My sudden onset of grannyhood led me to reflect that time doesn’t march on; it labors. Periods of calm are respites between contractions of relationships, family, work, illness, and just plain paying the bills. The most cherished interlude is the birth of a child or – as I can now attest – the birth of a grandchild. There’s nothing like 10 tiny toes to restore your faith.
Did I mention she’s a girl? As a mother of three sons, this is a brave new world for me. Finally I can shop the pink aisle. When Clara came into the world at the end of September we thought we knew everything about her – her gender, her name, her tendency to hiccup. But we didn’t know her size. Clara weighed in at 11 lb. A big surprise for my daughter-in-law, Jessica! That’s as much as a medium-sized bowling ball (or a human head, a comparison more likely to be made by Grandmama Addams than Granny Clampett).
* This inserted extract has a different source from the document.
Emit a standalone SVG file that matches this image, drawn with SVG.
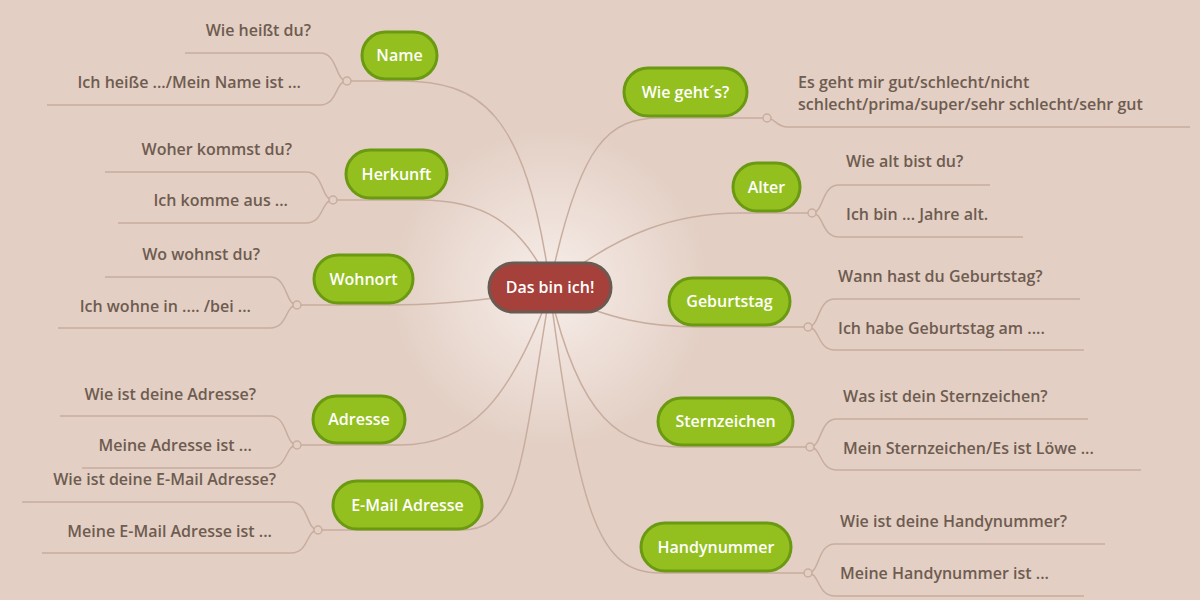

Clara’s birth during a presidential campaign season as crazy as a megalomaniac with a mandate makes me ponder the world she will inherit, and not just on a national level. Clara and her parents live here in the north end. I grew up here too; however, my Kitsap and Clara’s are very different, becoming more different all the time. My friends and I wandered the woods and the beaches, built forts on land that wasn’t ours (it was all ours), and rode our bikes – and horses – into Kingston. How different for Clara, living in a place where forests fall every day to make way for new developments, at a time when children are unsupervised only in front of their computer screens.
In the end, the important thing is that my granddaughter will grow up with love. Clara will have the self-confidence, purpose, and security that come from being a priority. She will wear pretty shoes and hear bedtime stories and wrestle with her dad, my son, Spencer. Clara is lucky. I’m overjoyed to be part of this little girl’s life. As us old folks say – I’m tickled pink. It’s good to be a granny.